Okay, so we have this fraction `20 / (5x-9)^2` and we need to find the function that, when you take its derivative, gives us exactly this. It's like working backwards!

1. **Think about what looks similar:** I know that when you take the derivative of something like `1/stuff`, you often get `1/(stuff)^2` or something similar.

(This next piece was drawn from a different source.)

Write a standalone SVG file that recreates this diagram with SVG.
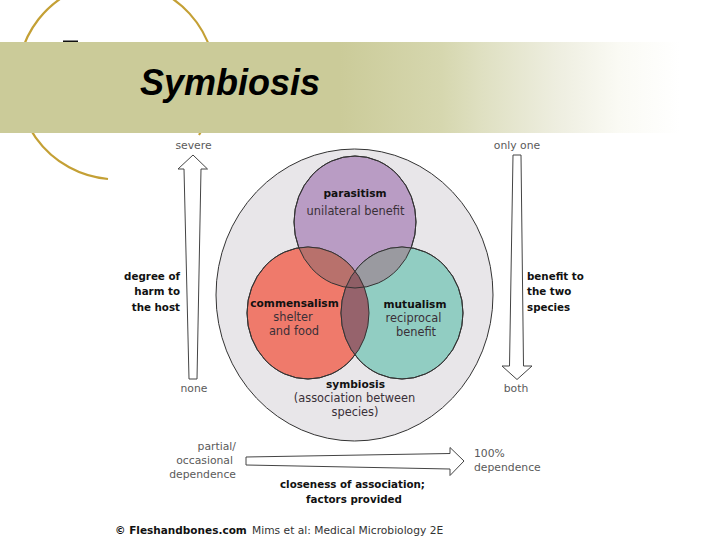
<svg xmlns="http://www.w3.org/2000/svg" width="720" height="540" viewBox="0 0 720 540">
<style>
text{font-family:"DejaVu Sans","Liberation Sans",sans-serif;fill:#3a3038;font-size:11.400px}
.b{font-weight:700;fill:#111;font-size:10.300px}
.i{font-size:10.600px}
.l{fill:#5a5a5a;font-size:10.800px}
.m{text-anchor:middle}
.e{text-anchor:end}
.c{stroke:#333;stroke-width:1}
.a{fill:#fff;stroke:#444;stroke-width:1}
</style>
<defs>
<linearGradient id="band" gradientUnits="userSpaceOnUse" x1="0" x2="680" y1="0" y2="0">
<stop offset="0" stop-color="#cbcb99"/><stop offset="0.5" stop-color="#cbcb99"/><stop offset="0.65" stop-color="#d6d7af"/><stop offset="0.71" stop-color="#dfe0c2"/><stop offset="0.82" stop-color="#eeeee0"/><stop offset="0.91" stop-color="#fafaf4"/><stop offset="1" stop-color="#fff"/>
</linearGradient>
<clipPath id="cp"><ellipse cx="355" cy="222" rx="61" ry="66"/></clipPath>
<clipPath id="cr"><ellipse cx="308" cy="313" rx="61" ry="66"/></clipPath>
</defs>
<path d="M108 179A99 99 0 1 1 199 135" fill="none" stroke="#c4a035" stroke-width="2.200"/>
<rect x="63" y="40.500" width="15" height="1.500" fill="#111"/>
<rect x="0" y="42" width="680" height="91" fill="url(#band)"/>
<text x="140" y="95" style="font-family:'Liberation Sans',Arial,sans-serif;font-size:36px;font-weight:700;font-style:italic;fill:#000">Symbiosis</text>
<g id="symbiosis"><ellipse cx="354.500" cy="295" rx="138.500" ry="146" fill="#e8e6e9" stroke="#333"/></g>
<g id="parasitism"><ellipse cx="355" cy="222" rx="61" ry="66" fill="#b99cc4" class="c"/></g>
<g id="commensalism"><ellipse cx="308" cy="313" rx="61" ry="66" fill="#ef7a6b" class="c"/></g>
<g id="mutualism"><ellipse cx="402" cy="313" rx="61" ry="66" fill="#91cdc2" class="c"/></g>
<g id="overlaps">
<ellipse cx="308" cy="313" rx="61" ry="66" clip-path="url(#cp)" fill="#b8716c"/>
<ellipse cx="402" cy="313" rx="61" ry="66" clip-path="url(#cp)" fill="#9a9aa0"/>
<ellipse cx="402" cy="313" rx="61" ry="66" clip-path="url(#cr)" fill="#96636c"/>
<g clip-path="url(#cp)"><ellipse cx="402" cy="313" rx="61" ry="66" clip-path="url(#cr)" fill="#8f5f66"/></g>
<ellipse cx="355" cy="222" rx="61" ry="66" fill="none" class="c"/>
<ellipse cx="308" cy="313" rx="61" ry="66" fill="none" class="c"/>
<ellipse cx="402" cy="313" rx="61" ry="66" fill="none" class="c"/>
</g>
<g id="connectors">
<path class="a" d="M193 155L207.500 169H201L197 379H189L184 169H178Z"/>
<path class="a" d="M513 155H521L523.500 366H532L517 379.500L502 366H509.500Z"/>
<path class="a" d="M246 457L450 453.500V447.500L464 461L450 475.500V469L246 465Z"/>
</g>
<text class="l m" x="193.500" y="149">severe</text>
<text class="l m" x="517" y="149">only one</text>
<text class="l m" x="194" y="392">none</text>
<text class="l m" x="516" y="392">both</text>
<g class="labels">
<text class="b e" x="180" y="280">degree of</text>
<text class="b e" x="180" y="295">harm to</text>
<text class="b e" x="180" y="311">the host</text>
<text class="b" x="527" y="280">benefit to</text>
<text class="b" x="527" y="295">the two</text>
<text class="b" x="527" y="311">species</text>
<text class="b i m" x="355" y="197">parasitism</text>
<text class="m" x="355.500" y="215">unilateral benefit</text>
<text class="b i m" x="294.500" y="307">commensalism</text>
<text class="m" x="293" y="321">shelter</text>
<text class="m" x="294" y="335">and food</text>
<text class="b i m" x="415" y="308">mutualism</text>
<text class="m" x="413.500" y="322">reciprocal</text>
<text class="m" x="416" y="336">benefit</text>
<text class="b i m" x="355.500" y="388">symbiosis</text>
<text class="m" x="354.500" y="402">(association between</text>
<text class="m" x="355" y="416">species)</text>
<text class="l e" x="236" y="450">partial/</text>
<text class="l e" x="233" y="464">occasional</text>
<text class="l e" x="236" y="478">dependence</text>
<text class="l" x="474" y="457">100%</text>
<text class="l" x="474" y="471">dependence</text>
<text class="b m" x="352.500" y="488">closeness of association;</text>
<text class="b m" x="354" y="503">factors provided</text>
<text x="115" y="534" style="font-weight:700;fill:#111;font-size:10.500px">© Fleshandbones.com</text>
<text x="252" y="534" style="fill:#333;font-size:10.700px">Mims et al: Medical Microbiology 2E</text>
</g>
</svg>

So, since we have `(5x-9)^2` in the bottom, my first guess for the original function would be something like `Constant / (5x-9)`. Let's call the constant 'A'. So, `A / (5x-9)`.

2. **Test our guess by taking its derivative:** Let's see what happens when we take the derivative of `A * (5x-9)^(-1)` (which is the same as `A / (5x-9)`).
* When we take the derivative of `(stuff)^(-1)`, the `(-1)` comes down, and the new power becomes `(-1 - 1) = -2`. So, we'd get `A * (-1) * (5x-9)^(-2)`.
* But because the "stuff" inside the parentheses is `(5x-9)` and not just `x`, we have to multiply by the derivative of `(5x-9)` itself, which is `5`. This is called the "chain rule"!
* So, putting it all together, the derivative of our guess is: `A * (-1) * (5x-9)^(-2) * 5 = -5A * (5x-9)^(-2) = -5A / (5x-9)^2`.

3. **Make it match the original problem:** We want our calculated derivative `(-5A) / (5x-9)^2` to be exactly the same as what the problem gave us: `20 / (5x-9)^2`.
* This means that the top parts must be equal: `-5A` must be equal to `20`.
* Now, we just solve for `A`: `A = 20 / (-5)`.
* So, `A = -4`.

4. **Write down the answer:** This means our original function (the antiderivative) was `-4 / (5x-9)`. And because the derivative of any constant number is always zero, we have to add a `+ C` (which stands for any constant) to our answer.